What the exercise asks
Every record should be copied exactly, except that pictures are to be omitted.

────

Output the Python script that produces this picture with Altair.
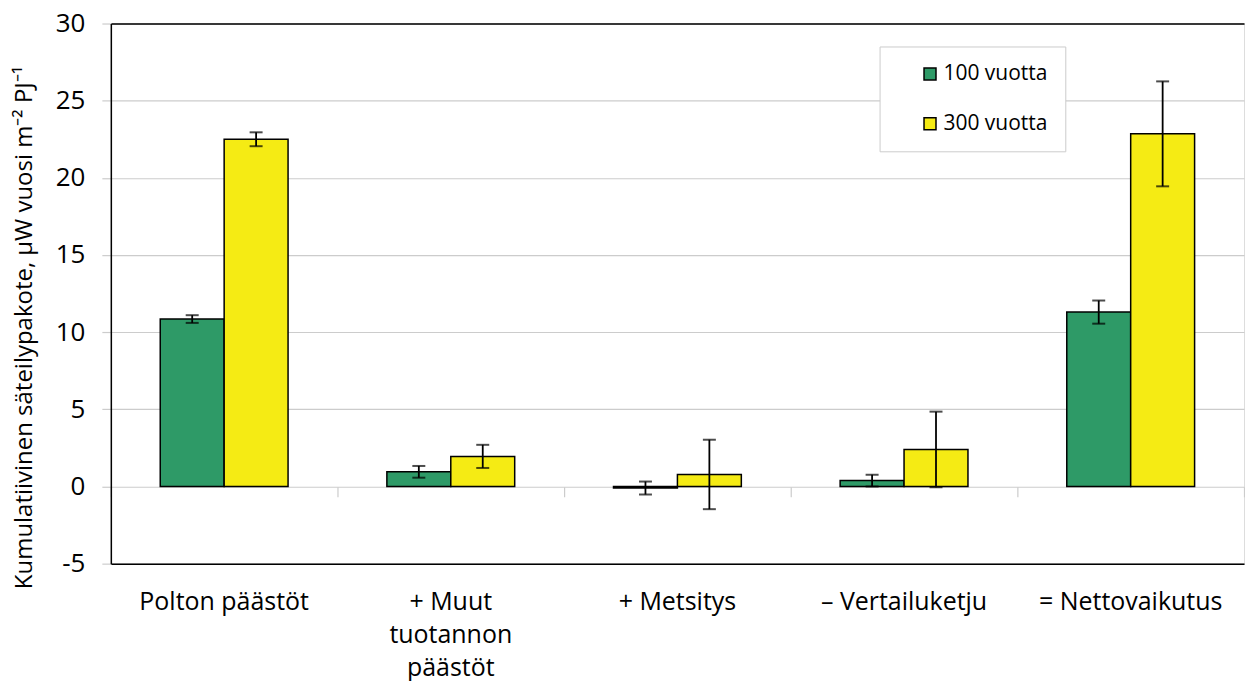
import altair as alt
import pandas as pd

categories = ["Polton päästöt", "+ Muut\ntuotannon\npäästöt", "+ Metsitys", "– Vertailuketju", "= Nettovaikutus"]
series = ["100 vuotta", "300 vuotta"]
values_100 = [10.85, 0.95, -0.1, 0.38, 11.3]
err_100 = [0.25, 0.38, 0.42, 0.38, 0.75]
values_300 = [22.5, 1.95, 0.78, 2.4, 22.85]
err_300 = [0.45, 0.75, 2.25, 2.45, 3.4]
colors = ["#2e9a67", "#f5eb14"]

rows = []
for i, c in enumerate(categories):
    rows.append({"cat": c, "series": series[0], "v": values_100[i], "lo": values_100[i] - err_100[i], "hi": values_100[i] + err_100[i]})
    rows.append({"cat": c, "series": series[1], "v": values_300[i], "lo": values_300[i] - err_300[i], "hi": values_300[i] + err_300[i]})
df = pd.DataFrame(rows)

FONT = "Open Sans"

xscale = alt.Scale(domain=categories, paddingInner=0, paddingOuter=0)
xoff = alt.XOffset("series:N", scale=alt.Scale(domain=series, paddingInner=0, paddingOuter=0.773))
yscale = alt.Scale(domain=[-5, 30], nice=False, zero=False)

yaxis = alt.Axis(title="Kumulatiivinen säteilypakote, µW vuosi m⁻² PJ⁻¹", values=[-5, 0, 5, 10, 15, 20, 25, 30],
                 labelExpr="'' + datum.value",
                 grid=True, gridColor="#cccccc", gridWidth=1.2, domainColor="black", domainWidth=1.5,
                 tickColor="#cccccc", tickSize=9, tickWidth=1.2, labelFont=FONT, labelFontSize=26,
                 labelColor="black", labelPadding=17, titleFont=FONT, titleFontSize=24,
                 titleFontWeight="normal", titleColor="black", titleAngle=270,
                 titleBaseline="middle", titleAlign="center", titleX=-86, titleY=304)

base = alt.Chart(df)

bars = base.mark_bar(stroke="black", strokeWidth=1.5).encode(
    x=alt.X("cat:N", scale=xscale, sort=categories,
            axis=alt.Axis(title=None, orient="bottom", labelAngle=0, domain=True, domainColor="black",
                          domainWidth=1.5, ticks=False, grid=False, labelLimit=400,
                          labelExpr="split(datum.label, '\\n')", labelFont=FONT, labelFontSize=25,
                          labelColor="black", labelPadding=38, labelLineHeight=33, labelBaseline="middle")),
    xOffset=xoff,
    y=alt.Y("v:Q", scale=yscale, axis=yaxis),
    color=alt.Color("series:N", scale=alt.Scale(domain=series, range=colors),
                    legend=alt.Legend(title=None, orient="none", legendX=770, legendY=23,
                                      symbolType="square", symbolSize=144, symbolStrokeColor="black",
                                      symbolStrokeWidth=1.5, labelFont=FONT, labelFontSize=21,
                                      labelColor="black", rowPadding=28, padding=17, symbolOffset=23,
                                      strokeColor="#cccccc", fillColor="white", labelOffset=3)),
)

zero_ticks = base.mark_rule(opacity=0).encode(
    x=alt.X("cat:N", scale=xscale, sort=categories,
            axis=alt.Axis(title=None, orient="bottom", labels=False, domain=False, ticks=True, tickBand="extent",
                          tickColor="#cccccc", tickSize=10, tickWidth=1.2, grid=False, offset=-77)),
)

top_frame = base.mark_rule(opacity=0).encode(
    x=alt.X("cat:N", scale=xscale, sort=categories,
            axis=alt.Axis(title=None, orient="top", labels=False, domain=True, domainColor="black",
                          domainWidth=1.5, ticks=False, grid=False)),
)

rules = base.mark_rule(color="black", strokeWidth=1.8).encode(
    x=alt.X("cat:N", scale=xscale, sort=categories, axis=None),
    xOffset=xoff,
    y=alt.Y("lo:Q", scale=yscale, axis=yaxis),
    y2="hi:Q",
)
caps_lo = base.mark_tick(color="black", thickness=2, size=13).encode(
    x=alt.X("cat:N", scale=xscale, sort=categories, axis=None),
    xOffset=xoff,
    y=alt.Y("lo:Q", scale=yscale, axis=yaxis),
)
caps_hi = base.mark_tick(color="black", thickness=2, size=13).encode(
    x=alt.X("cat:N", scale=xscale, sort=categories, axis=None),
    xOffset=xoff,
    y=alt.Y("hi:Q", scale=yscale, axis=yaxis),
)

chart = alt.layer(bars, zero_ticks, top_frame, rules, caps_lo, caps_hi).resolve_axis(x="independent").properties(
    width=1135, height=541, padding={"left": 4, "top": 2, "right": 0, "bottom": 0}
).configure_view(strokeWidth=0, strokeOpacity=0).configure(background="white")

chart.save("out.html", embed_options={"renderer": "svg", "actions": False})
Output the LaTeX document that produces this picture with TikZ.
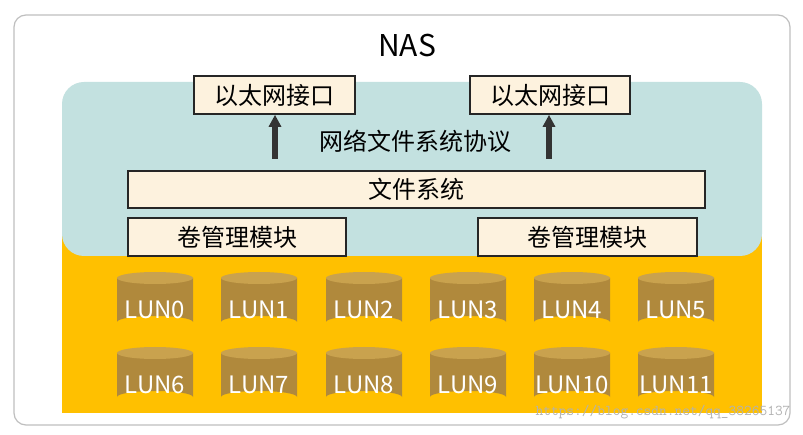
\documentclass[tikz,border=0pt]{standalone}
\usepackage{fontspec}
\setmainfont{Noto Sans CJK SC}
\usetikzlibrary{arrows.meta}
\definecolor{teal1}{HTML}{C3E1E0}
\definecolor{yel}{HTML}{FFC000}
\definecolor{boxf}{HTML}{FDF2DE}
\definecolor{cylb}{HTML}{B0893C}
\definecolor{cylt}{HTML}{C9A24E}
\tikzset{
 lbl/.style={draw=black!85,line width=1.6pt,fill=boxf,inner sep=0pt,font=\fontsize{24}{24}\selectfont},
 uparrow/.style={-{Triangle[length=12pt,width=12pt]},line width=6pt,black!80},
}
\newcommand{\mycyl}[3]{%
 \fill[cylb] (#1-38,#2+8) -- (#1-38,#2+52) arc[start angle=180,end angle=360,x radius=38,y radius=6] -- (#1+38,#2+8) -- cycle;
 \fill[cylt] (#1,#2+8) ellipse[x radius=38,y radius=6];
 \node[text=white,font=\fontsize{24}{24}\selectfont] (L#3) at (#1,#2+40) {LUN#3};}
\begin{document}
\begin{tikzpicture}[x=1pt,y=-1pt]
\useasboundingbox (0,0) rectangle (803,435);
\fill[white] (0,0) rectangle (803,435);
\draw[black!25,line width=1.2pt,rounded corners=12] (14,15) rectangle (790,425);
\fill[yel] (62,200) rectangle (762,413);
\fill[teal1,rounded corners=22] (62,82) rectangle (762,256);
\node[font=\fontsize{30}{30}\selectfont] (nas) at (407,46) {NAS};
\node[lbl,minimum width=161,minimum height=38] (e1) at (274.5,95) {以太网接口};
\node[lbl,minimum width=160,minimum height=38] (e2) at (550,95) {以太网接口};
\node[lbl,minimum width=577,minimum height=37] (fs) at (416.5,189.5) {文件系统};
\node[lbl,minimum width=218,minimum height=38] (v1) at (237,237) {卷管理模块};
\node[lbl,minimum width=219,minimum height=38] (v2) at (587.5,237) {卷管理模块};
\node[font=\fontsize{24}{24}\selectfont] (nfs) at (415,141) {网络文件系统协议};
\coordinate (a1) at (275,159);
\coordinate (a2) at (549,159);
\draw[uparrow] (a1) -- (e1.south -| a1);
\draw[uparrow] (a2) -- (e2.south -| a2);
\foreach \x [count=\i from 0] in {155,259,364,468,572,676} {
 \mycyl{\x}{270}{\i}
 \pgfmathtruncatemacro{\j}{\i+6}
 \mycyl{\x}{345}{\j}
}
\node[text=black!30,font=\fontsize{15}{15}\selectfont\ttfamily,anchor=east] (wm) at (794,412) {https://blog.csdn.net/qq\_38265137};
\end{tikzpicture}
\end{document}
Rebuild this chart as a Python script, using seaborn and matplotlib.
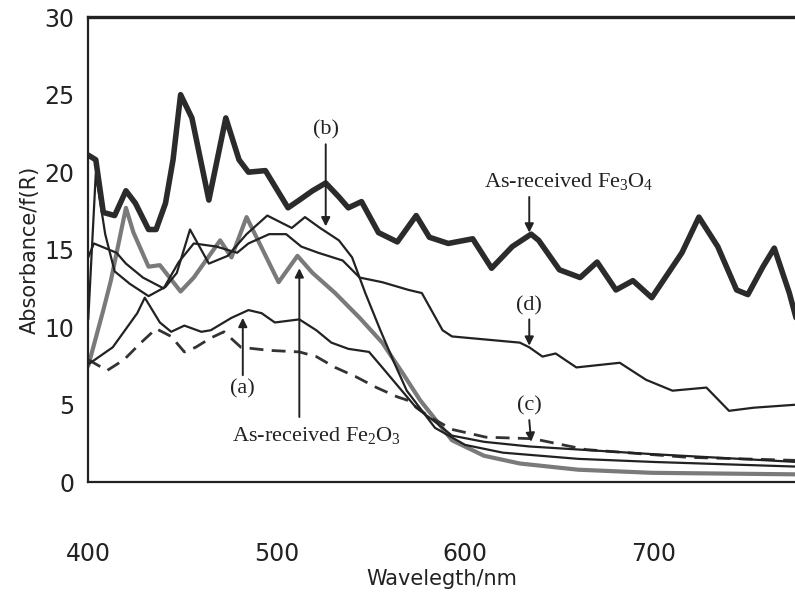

────

The completed task
Output the Python script that produces this picture with Altair.
import altair as alt
import pandas as pd

categories = ["Polton päästöt", "+ Muut\ntuotannon\npäästöt", "+ Metsitys", "– Vertailuketju", "= Nettovaikutus"]
series = ["100 vuotta", "300 vuotta"]
values_100 = [10.85, 0.95, -0.1, 0.38, 11.3]
err_100 = [0.25, 0.38, 0.42, 0.38, 0.75]
values_300 = [22.5, 1.95, 0.78, 2.4, 22.85]
err_300 = [0.45, 0.75, 2.25, 2.45, 3.4]
colors = ["#2e9a67", "#f5eb14"]

rows = []
for i, c in enumerate(categories):
    rows.append({"cat": c, "series": series[0], "v": values_100[i], "lo": values_100[i] - err_100[i], "hi": values_100[i] + err_100[i]})
    rows.append({"cat": c, "series": series[1], "v": values_300[i], "lo": values_300[i] - err_300[i], "hi": values_300[i] + err_300[i]})
df = pd.DataFrame(rows)

FONT = "Open Sans"

xscale = alt.Scale(domain=categories, paddingInner=0, paddingOuter=0)
xoff = alt.XOffset("series:N", scale=alt.Scale(domain=series, paddingInner=0, paddingOuter=0.773))
yscale = alt.Scale(domain=[-5, 30], nice=False, zero=False)

yaxis = alt.Axis(title="Kumulatiivinen säteilypakote, µW vuosi m⁻² PJ⁻¹", values=[-5, 0, 5, 10, 15, 20, 25, 30],
                 labelExpr="'' + datum.value",
                 grid=True, gridColor="#cccccc", gridWidth=1.2, domainColor="black", domainWidth=1.5,
                 tickColor="#cccccc", tickSize=9, tickWidth=1.2, labelFont=FONT, labelFontSize=26,
                 labelColor="black", labelPadding=17, titleFont=FONT, titleFontSize=24,
                 titleFontWeight="normal", titleColor="black", titleAngle=270,
                 titleBaseline="middle", titleAlign="center", titleX=-86, titleY=304)

base = alt.Chart(df)

bars = base.mark_bar(stroke="black", strokeWidth=1.5).encode(
    x=alt.X("cat:N", scale=xscale, sort=categories,
            axis=alt.Axis(title=None, orient="bottom", labelAngle=0, domain=True, domainColor="black",
                          domainWidth=1.5, ticks=False, grid=False, labelLimit=400,
                          labelExpr="split(datum.label, '\\n')", labelFont=FONT, labelFontSize=25,
                          labelColor="black", labelPadding=38, labelLineHeight=33, labelBaseline="middle")),
    xOffset=xoff,
    y=alt.Y("v:Q", scale=yscale, axis=yaxis),
    color=alt.Color("series:N", scale=alt.Scale(domain=series, range=colors),
                    legend=alt.Legend(title=None, orient="none", legendX=770, legendY=23,
                                      symbolType="square", symbolSize=144, symbolStrokeColor="black",
                                      symbolStrokeWidth=1.5, labelFont=FONT, labelFontSize=21,
                                      labelColor="black", rowPadding=28, padding=17, symbolOffset=23,
                                      strokeColor="#cccccc", fillColor="white", labelOffset=3)),
)

zero_ticks = base.mark_rule(opacity=0).encode(
    x=alt.X("cat:N", scale=xscale, sort=categories,
            axis=alt.Axis(title=None, orient="bottom", labels=False, domain=False, ticks=True, tickBand="extent",
                          tickColor="#cccccc", tickSize=10, tickWidth=1.2, grid=False, offset=-77)),
)

top_frame = base.mark_rule(opacity=0).encode(
    x=alt.X("cat:N", scale=xscale, sort=categories,
            axis=alt.Axis(title=None, orient="top", labels=False, domain=True, domainColor="black",
                          domainWidth=1.5, ticks=False, grid=False)),
)

rules = base.mark_rule(color="black", strokeWidth=1.8).encode(
    x=alt.X("cat:N", scale=xscale, sort=categories, axis=None),
    xOffset=xoff,
    y=alt.Y("lo:Q", scale=yscale, axis=yaxis),
    y2="hi:Q",
)
caps_lo = base.mark_tick(color="black", thickness=2, size=13).encode(
    x=alt.X("cat:N", scale=xscale, sort=categories, axis=None),
    xOffset=xoff,
    y=alt.Y("lo:Q", scale=yscale, axis=yaxis),
)
caps_hi = base.mark_tick(color="black", thickness=2, size=13).encode(
    x=alt.X("cat:N", scale=xscale, sort=categories, axis=None),
    xOffset=xoff,
    y=alt.Y("hi:Q", scale=yscale, axis=yaxis),
)

chart = alt.layer(bars, zero_ticks, top_frame, rules, caps_lo, caps_hi).resolve_axis(x="independent").properties(
    width=1135, height=541, padding={"left": 4, "top": 2, "right": 0, "bottom": 0}
).configure_view(strokeWidth=0, strokeOpacity=0).configure(background="white")

chart.save("out.html", embed_options={"renderer": "svg", "actions": False})
Output the LaTeX document that produces this picture with TikZ.
\documentclass[tikz,border=0pt]{standalone}
\usepackage{fontspec}
\setmainfont{Noto Sans CJK SC}
\usetikzlibrary{arrows.meta}
\definecolor{teal1}{HTML}{C3E1E0}
\definecolor{yel}{HTML}{FFC000}
\definecolor{boxf}{HTML}{FDF2DE}
\definecolor{cylb}{HTML}{B0893C}
\definecolor{cylt}{HTML}{C9A24E}
\tikzset{
 lbl/.style={draw=black!85,line width=1.6pt,fill=boxf,inner sep=0pt,font=\fontsize{24}{24}\selectfont},
 uparrow/.style={-{Triangle[length=12pt,width=12pt]},line width=6pt,black!80},
}
\newcommand{\mycyl}[3]{%
 \fill[cylb] (#1-38,#2+8) -- (#1-38,#2+52) arc[start angle=180,end angle=360,x radius=38,y radius=6] -- (#1+38,#2+8) -- cycle;
 \fill[cylt] (#1,#2+8) ellipse[x radius=38,y radius=6];
 \node[text=white,font=\fontsize{24}{24}\selectfont] (L#3) at (#1,#2+40) {LUN#3};}
\begin{document}
\begin{tikzpicture}[x=1pt,y=-1pt]
\useasboundingbox (0,0) rectangle (803,435);
\fill[white] (0,0) rectangle (803,435);
\draw[black!25,line width=1.2pt,rounded corners=12] (14,15) rectangle (790,425);
\fill[yel] (62,200) rectangle (762,413);
\fill[teal1,rounded corners=22] (62,82) rectangle (762,256);
\node[font=\fontsize{30}{30}\selectfont] (nas) at (407,46) {NAS};
\node[lbl,minimum width=161,minimum height=38] (e1) at (274.5,95) {以太网接口};
\node[lbl,minimum width=160,minimum height=38] (e2) at (550,95) {以太网接口};
\node[lbl,minimum width=577,minimum height=37] (fs) at (416.5,189.5) {文件系统};
\node[lbl,minimum width=218,minimum height=38] (v1) at (237,237) {卷管理模块};
\node[lbl,minimum width=219,minimum height=38] (v2) at (587.5,237) {卷管理模块};
\node[font=\fontsize{24}{24}\selectfont] (nfs) at (415,141) {网络文件系统协议};
\coordinate (a1) at (275,159);
\coordinate (a2) at (549,159);
\draw[uparrow] (a1) -- (e1.south -| a1);
\draw[uparrow] (a2) -- (e2.south -| a2);
\foreach \x [count=\i from 0] in {155,259,364,468,572,676} {
 \mycyl{\x}{270}{\i}
 \pgfmathtruncatemacro{\j}{\i+6}
 \mycyl{\x}{345}{\j}
}
\node[text=black!30,font=\fontsize{15}{15}\selectfont\ttfamily,anchor=east] (wm) at (794,412) {https://blog.csdn.net/qq\_38265137};
\end{tikzpicture}
\end{document}
Rebuild this chart as a Python script, using seaborn and matplotlib.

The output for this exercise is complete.